■ **Aim of the exercise**
Work out the number of lines with the word "LaTeX" in the material below, then reply with that number only.

(Data items)
· · · · ·
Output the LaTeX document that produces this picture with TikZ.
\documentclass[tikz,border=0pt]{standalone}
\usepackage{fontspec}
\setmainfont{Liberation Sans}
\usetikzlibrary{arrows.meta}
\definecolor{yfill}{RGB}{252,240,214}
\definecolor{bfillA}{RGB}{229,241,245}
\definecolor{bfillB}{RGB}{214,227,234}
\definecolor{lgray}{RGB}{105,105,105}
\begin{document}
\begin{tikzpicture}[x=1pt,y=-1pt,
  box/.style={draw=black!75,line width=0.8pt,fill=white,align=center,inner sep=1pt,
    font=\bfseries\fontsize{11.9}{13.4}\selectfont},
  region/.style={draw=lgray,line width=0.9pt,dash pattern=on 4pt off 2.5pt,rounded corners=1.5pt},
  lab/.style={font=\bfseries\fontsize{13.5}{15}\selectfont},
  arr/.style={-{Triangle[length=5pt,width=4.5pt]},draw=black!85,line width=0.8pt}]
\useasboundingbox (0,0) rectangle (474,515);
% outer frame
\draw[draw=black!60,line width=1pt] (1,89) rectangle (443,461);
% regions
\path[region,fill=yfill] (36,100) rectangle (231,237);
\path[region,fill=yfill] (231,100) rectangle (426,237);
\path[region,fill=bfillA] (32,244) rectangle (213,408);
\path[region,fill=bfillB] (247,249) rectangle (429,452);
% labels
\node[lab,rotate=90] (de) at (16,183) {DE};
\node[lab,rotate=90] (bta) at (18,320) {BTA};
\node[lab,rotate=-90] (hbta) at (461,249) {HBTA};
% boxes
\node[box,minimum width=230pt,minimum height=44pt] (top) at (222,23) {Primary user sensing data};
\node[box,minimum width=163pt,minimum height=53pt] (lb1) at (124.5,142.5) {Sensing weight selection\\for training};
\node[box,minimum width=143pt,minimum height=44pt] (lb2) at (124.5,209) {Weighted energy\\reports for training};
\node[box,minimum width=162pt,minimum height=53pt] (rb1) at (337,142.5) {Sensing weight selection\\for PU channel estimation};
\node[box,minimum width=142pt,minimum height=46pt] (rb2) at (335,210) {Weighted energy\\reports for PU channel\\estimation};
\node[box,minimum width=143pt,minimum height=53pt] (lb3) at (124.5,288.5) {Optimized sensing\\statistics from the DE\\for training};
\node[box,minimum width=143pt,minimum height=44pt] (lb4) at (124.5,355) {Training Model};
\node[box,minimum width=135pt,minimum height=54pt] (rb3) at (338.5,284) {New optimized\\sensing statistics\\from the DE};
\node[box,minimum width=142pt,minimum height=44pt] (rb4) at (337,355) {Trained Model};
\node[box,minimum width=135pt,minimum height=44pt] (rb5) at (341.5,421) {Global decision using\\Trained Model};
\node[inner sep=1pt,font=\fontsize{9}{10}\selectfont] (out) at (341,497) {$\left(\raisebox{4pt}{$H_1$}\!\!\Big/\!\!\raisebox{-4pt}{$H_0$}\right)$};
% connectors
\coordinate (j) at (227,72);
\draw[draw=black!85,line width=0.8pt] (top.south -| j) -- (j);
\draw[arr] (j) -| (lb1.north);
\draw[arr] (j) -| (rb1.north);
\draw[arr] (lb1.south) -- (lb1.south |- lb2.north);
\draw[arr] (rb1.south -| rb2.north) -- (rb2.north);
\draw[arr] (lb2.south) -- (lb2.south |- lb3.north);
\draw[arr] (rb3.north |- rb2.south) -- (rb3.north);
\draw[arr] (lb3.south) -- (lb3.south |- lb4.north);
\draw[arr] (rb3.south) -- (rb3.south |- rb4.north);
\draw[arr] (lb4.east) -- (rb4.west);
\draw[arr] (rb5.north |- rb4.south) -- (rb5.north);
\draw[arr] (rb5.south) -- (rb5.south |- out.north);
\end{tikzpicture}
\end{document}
· · · · ·
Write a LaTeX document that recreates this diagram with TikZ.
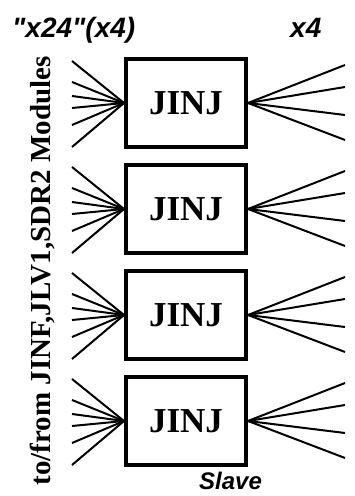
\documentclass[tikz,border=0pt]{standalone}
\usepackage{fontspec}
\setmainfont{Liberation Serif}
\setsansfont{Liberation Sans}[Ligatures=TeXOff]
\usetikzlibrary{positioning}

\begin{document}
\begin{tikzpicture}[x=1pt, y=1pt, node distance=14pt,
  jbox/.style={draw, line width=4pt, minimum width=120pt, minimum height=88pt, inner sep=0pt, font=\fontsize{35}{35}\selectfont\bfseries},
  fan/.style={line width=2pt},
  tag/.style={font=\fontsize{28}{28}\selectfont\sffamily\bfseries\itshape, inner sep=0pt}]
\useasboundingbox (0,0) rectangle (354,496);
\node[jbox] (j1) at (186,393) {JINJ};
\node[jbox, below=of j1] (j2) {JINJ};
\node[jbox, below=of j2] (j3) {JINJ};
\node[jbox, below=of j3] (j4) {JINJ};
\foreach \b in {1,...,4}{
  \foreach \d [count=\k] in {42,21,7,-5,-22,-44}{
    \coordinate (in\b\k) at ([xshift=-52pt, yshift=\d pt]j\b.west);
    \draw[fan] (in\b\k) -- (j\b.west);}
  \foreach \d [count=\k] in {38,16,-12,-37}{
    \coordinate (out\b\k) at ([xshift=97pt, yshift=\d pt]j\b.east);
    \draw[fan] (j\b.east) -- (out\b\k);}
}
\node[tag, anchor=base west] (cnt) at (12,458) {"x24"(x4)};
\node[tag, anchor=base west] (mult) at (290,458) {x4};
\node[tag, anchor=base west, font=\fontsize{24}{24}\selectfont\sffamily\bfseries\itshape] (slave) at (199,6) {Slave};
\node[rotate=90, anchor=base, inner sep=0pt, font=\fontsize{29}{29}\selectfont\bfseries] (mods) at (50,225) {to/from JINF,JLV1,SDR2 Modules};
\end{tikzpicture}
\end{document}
· · · · ·
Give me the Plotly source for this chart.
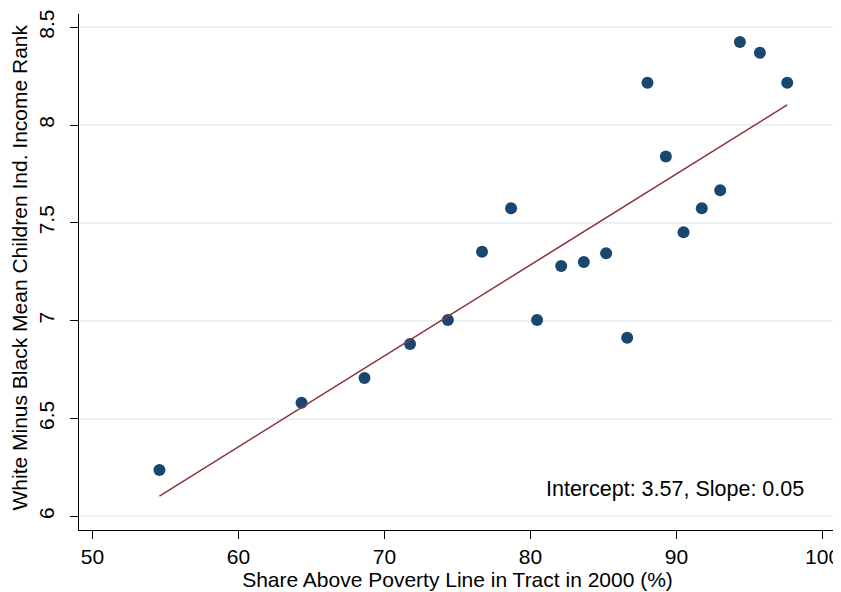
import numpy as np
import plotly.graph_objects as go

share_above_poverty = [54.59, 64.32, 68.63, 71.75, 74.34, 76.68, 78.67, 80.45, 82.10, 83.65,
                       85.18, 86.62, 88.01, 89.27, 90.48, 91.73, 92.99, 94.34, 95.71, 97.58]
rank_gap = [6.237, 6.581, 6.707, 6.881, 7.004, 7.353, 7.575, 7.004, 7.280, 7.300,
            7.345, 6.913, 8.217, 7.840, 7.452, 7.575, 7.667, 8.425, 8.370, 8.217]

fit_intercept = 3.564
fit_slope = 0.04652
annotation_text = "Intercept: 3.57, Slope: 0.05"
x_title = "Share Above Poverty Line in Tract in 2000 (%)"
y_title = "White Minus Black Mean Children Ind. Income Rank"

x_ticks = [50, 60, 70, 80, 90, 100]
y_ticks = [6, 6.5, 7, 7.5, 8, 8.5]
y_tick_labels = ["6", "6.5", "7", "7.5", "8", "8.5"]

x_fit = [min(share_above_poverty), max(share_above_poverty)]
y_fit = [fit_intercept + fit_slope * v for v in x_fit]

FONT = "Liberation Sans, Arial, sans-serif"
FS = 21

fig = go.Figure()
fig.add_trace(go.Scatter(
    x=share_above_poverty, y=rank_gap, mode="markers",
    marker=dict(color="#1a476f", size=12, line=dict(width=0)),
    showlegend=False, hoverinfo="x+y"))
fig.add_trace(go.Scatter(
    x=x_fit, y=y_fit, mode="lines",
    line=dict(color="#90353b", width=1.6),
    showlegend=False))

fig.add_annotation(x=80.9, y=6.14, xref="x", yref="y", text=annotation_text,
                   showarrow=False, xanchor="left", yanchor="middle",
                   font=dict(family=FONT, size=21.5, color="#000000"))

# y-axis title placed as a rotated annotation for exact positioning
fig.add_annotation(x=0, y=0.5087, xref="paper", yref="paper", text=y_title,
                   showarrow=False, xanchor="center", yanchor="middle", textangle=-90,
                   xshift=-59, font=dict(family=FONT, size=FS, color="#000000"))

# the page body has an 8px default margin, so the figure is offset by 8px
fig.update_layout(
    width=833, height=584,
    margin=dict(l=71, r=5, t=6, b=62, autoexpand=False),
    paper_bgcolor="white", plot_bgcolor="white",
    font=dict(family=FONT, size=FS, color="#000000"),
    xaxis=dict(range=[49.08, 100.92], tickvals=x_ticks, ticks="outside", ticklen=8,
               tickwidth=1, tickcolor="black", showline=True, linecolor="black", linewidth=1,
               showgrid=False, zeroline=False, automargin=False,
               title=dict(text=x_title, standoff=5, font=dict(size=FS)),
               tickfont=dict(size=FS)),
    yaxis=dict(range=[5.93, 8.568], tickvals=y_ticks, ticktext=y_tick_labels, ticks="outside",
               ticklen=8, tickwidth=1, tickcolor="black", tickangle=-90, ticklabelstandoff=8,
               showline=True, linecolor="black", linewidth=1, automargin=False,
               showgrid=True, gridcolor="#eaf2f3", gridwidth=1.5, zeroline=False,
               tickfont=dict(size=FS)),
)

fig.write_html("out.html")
· · · · ·
■ **Result of this exercise**
2